[Start of Supplied information]
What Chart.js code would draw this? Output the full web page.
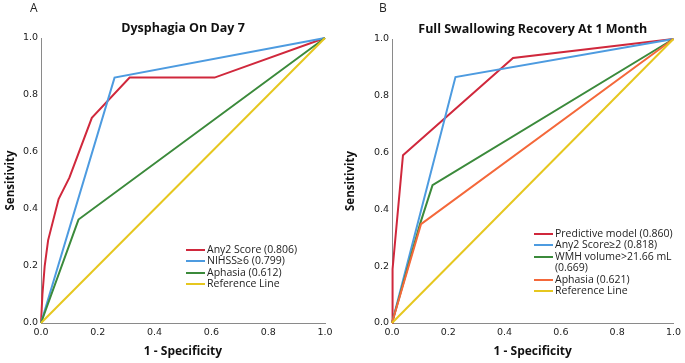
<!DOCTYPE html>
<html>
<head>
<meta charset="utf-8">
<script src="https://cdn.jsdelivr.net/npm/chart.js@4.4.1/dist/chart.umd.min.js"></script>
<style>
  body { margin: 0; background: #fff; font-family: "Open Sans", sans-serif; }
  #wrap { position: relative; width: 685px; height: 363px; overflow: hidden; }
  canvas { position: absolute; top: 0; }
  .letter { position: absolute; top: -1px; font-size: 12px; color: #222; }
  .legend { position: absolute; font-size: 10.5px; color: #222; line-height: 11.4px; white-space: pre; }
  .legend .row { display: flex; align-items: flex-start; }
  .legend .sw { width: 19px; height: 2px; margin-top: 5px; margin-right: 2px; flex: none; }
</style>
</head>
<body>
<div id="wrap">
  <canvas id="chartA" width="340" height="363" style="left:0"></canvas>
  <canvas id="chartB" width="345" height="363" style="left:340px"></canvas>
  <div class="letter" style="left:30px">A</div>
  <div class="letter" style="left:379px">B</div>
  <div class="legend" id="legA" style="left:186px;top:244px"></div>
  <div class="legend" id="legB" style="left:534px;top:228px"></div>
</div>
<script>
// ROC points [1 - specificity, sensitivity]
const any2A     = [[0,0],[0.005,0.1],[0.013,0.2],[0.025,0.29],[0.062,0.435],[0.1,0.51],[0.179,0.72],[0.312,0.861],[0.611,0.861],[1,1]];
const nihssA    = [[0,0],[0.259,0.861],[1,1]];
const aphasiaA  = [[0,0],[0.132,0.363],[1,1]];
const refLine   = [[0,0],[1,1]];

const modelB    = [[0,0],[0.002,0.19],[0.039,0.591],[0.43,0.933],[1,1]];
const any2B     = [[0,0],[0.2255,0.866],[1,1]];
const wmhB      = [[0,0],[0.1,0.35],[0.144,0.485],[1,1]];
const aphasiaB  = [[0,0],[0.103,0.348],[1,1]];

const labelsA = ['Any2 Score (0.806)', 'NIHSS\u22656 (0.799)', 'Aphasia (0.612)', 'Reference Line'];
const labelsB = ['Predictive model (0.860)', 'Any2 Score\u22652 (0.818)', 'WMH volume>21.66 mL\n(0.669)', 'Aphasia (0.621)', 'Reference Line'];
const axisTicks = [0, 0.2, 0.4, 0.6, 0.8, 1.0];

const RED = '#d0283c', BLUE = '#4d9be0', GREEN = '#3b8a3b', YELLOW = '#e6c71f', ORANGE = '#f4683a';

function toPts(arr) { return arr.map(p => ({ x: p[0], y: p[1] })); }

function makeChart(id, title, series, labels, colors, dims) {
  return new Chart(document.getElementById(id), {
    type: 'scatter',
    data: {
      datasets: series.map((s, i) => ({
        label: labels[i],
        data: toPts(s),
        showLine: true,
        borderColor: colors[i],
        borderWidth: 2,
        pointRadius: 0,
        pointHoverRadius: 0,
        fill: false,
        clip: false,
        order: series.length - i
      }))
    },
    options: {
      responsive: false,
      animation: false,
      layout: { padding: { left: 0, right: dims.right, top: 0, bottom: 0 } },
      plugins: {
        legend: { display: false },
        tooltip: { enabled: false },
        title: {
          display: true,
          text: title,
          fullSize: false,
          color: '#111',
          font: { family: 'Open Sans', size: 12.5, weight: 'bold' },
          padding: { top: dims.titleTop, bottom: dims.top - dims.titleTop - 15 }
        }
      },
      scales: {
        x: {
          type: 'linear', min: 0, max: 1,
          afterBuildTicks: sc => { sc.ticks = axisTicks.map(v => ({ value: v })); },
          afterFit: sc => { sc.height = 40; },
          grid: { display: false, drawTicks: false, tickLength: 0 },
          border: { display: true, color: '#8a8a8a', width: 1 },
          ticks: { color: '#222', font: { family: 'DejaVu Sans', size: 9.5 }, padding: 4,
                   callback: v => v.toFixed(1), maxRotation: 0 },
          title: { display: true, text: '1 - Specificity', color: '#111',
                   font: { family: 'Open Sans', size: 12, weight: 'bold' }, padding: { top: 6 } }
        },
        y: {
          type: 'linear', min: 0, max: 1,
          afterBuildTicks: sc => { sc.ticks = axisTicks.map(v => ({ value: v })); },
          afterFit: sc => { sc.width = dims.left; },
          grid: { display: false, drawTicks: false, tickLength: 0 },
          border: { display: true, color: '#8a8a8a', width: 1 },
          ticks: { color: '#222', font: { family: 'DejaVu Sans', size: 9.5 }, padding: 3,
                   callback: v => v.toFixed(1) },
          title: { display: true, text: 'Sensitivity', color: '#111',
                   font: { family: 'Open Sans', size: 11.5, weight: 'bold' }, padding: { bottom: 5 } }
        }
      }
    }
  });
}

makeChart('chartA', 'Dysphagia On Day 7',
  [any2A, nihssA, aphasiaA, refLine], labelsA, [RED, BLUE, GREEN, YELLOW],
  { left: 41, right: 15, top: 38, titleTop: 21 });

makeChart('chartB', 'Full Swallowing Recovery At 1 Month',
  [modelB, any2B, wmhB, aphasiaB, refLine], labelsB, [RED, BLUE, GREEN, ORANGE, YELLOW],
  { left: 52, right: 7, top: 39, titleTop: 22 });

function buildLegend(el, labels, colors) {
  el.innerHTML = labels.map((t, i) =>
    `<div class="row"><span class="sw" style="background:${colors[i]}"></span><span>${t}</span></div>`
  ).join('');
}
buildLegend(document.getElementById('legA'), labelsA, [RED, BLUE, GREEN, YELLOW]);
buildLegend(document.getElementById('legB'), labelsB, [RED, BLUE, GREEN, ORANGE, YELLOW]);
</script>
</body>
</html>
[End of Supplied information]
> **What to produce**
Quote the material word for word, dropping any images it holds.

> **Written answer**
What Chart.js code would draw this? Output the full web page.
<!DOCTYPE html>
<html>
<head>
<meta charset="utf-8">
<script src="https://cdn.jsdelivr.net/npm/chart.js@4.4.1/dist/chart.umd.min.js"></script>
<style>
  body { margin: 0; background: #fff; font-family: "Open Sans", sans-serif; }
  #wrap { position: relative; width: 685px; height: 363px; overflow: hidden; }
  canvas { position: absolute; top: 0; }
  .letter { position: absolute; top: -1px; font-size: 12px; color: #222; }
  .legend { position: absolute; font-size: 10.5px; color: #222; line-height: 11.4px; white-space: pre; }
  .legend .row { display: flex; align-items: flex-start; }
  .legend .sw { width: 19px; height: 2px; margin-top: 5px; margin-right: 2px; flex: none; }
</style>
</head>
<body>
<div id="wrap">
  <canvas id="chartA" width="340" height="363" style="left:0"></canvas>
  <canvas id="chartB" width="345" height="363" style="left:340px"></canvas>
  <div class="letter" style="left:30px">A</div>
  <div class="letter" style="left:379px">B</div>
  <div class="legend" id="legA" style="left:186px;top:244px"></div>
  <div class="legend" id="legB" style="left:534px;top:228px"></div>
</div>
<script>
// ROC points [1 - specificity, sensitivity]
const any2A     = [[0,0],[0.005,0.1],[0.013,0.2],[0.025,0.29],[0.062,0.435],[0.1,0.51],[0.179,0.72],[0.312,0.861],[0.611,0.861],[1,1]];
const nihssA    = [[0,0],[0.259,0.861],[1,1]];
const aphasiaA  = [[0,0],[0.132,0.363],[1,1]];
const refLine   = [[0,0],[1,1]];

const modelB    = [[0,0],[0.002,0.19],[0.039,0.591],[0.43,0.933],[1,1]];
const any2B     = [[0,0],[0.2255,0.866],[1,1]];
const wmhB      = [[0,0],[0.1,0.35],[0.144,0.485],[1,1]];
const aphasiaB  = [[0,0],[0.103,0.348],[1,1]];

const labelsA = ['Any2 Score (0.806)', 'NIHSS\u22656 (0.799)', 'Aphasia (0.612)', 'Reference Line'];
const labelsB = ['Predictive model (0.860)', 'Any2 Score\u22652 (0.818)', 'WMH volume>21.66 mL\n(0.669)', 'Aphasia (0.621)', 'Reference Line'];
const axisTicks = [0, 0.2, 0.4, 0.6, 0.8, 1.0];

const RED = '#d0283c', BLUE = '#4d9be0', GREEN = '#3b8a3b', YELLOW = '#e6c71f', ORANGE = '#f4683a';

function toPts(arr) { return arr.map(p => ({ x: p[0], y: p[1] })); }

function makeChart(id, title, series, labels, colors, dims) {
  return new Chart(document.getElementById(id), {
    type: 'scatter',
    data: {
      datasets: series.map((s, i) => ({
        label: labels[i],
        data: toPts(s),
        showLine: true,
        borderColor: colors[i],
        borderWidth: 2,
        pointRadius: 0,
        pointHoverRadius: 0,
        fill: false,
        clip: false,
        order: series.length - i
      }))
    },
    options: {
      responsive: false,
      animation: false,
      layout: { padding: { left: 0, right: dims.right, top: 0, bottom: 0 } },
      plugins: {
        legend: { display: false },
        tooltip: { enabled: false },
        title: {
          display: true,
          text: title,
          fullSize: false,
          color: '#111',
          font: { family: 'Open Sans', size: 12.5, weight: 'bold' },
          padding: { top: dims.titleTop, bottom: dims.top - dims.titleTop - 15 }
        }
      },
      scales: {
        x: {
          type: 'linear', min: 0, max: 1,
          afterBuildTicks: sc => { sc.ticks = axisTicks.map(v => ({ value: v })); },
          afterFit: sc => { sc.height = 40; },
          grid: { display: false, drawTicks: false, tickLength: 0 },
          border: { display: true, color: '#8a8a8a', width: 1 },
          ticks: { color: '#222', font: { family: 'DejaVu Sans', size: 9.5 }, padding: 4,
                   callback: v => v.toFixed(1), maxRotation: 0 },
          title: { display: true, text: '1 - Specificity', color: '#111',
                   font: { family: 'Open Sans', size: 12, weight: 'bold' }, padding: { top: 6 } }
        },
        y: {
          type: 'linear', min: 0, max: 1,
          afterBuildTicks: sc => { sc.ticks = axisTicks.map(v => ({ value: v })); },
          afterFit: sc => { sc.width = dims.left; },
          grid: { display: false, drawTicks: false, tickLength: 0 },
          border: { display: true, color: '#8a8a8a', width: 1 },
          ticks: { color: '#222', font: { family: 'DejaVu Sans', size: 9.5 }, padding: 3,
                   callback: v => v.toFixed(1) },
          title: { display: true, text: 'Sensitivity', color: '#111',
                   font: { family: 'Open Sans', size: 11.5, weight: 'bold' }, padding: { bottom: 5 } }
        }
      }
    }
  });
}

makeChart('chartA', 'Dysphagia On Day 7',
  [any2A, nihssA, aphasiaA, refLine], labelsA, [RED, BLUE, GREEN, YELLOW],
  { left: 41, right: 15, top: 38, titleTop: 21 });

makeChart('chartB', 'Full Swallowing Recovery At 1 Month',
  [modelB, any2B, wmhB, aphasiaB, refLine], labelsB, [RED, BLUE, GREEN, ORANGE, YELLOW],
  { left: 52, right: 7, top: 39, titleTop: 22 });

function buildLegend(el, labels, colors) {
  el.innerHTML = labels.map((t, i) =>
    `<div class="row"><span class="sw" style="background:${colors[i]}"></span><span>${t}</span></div>`
  ).join('');
}
buildLegend(document.getElementById('legA'), labelsA, [RED, BLUE, GREEN, YELLOW]);
buildLegend(document.getElementById('legB'), labelsB, [RED, BLUE, GREEN, ORANGE, YELLOW]);
</script>
</body>
</html>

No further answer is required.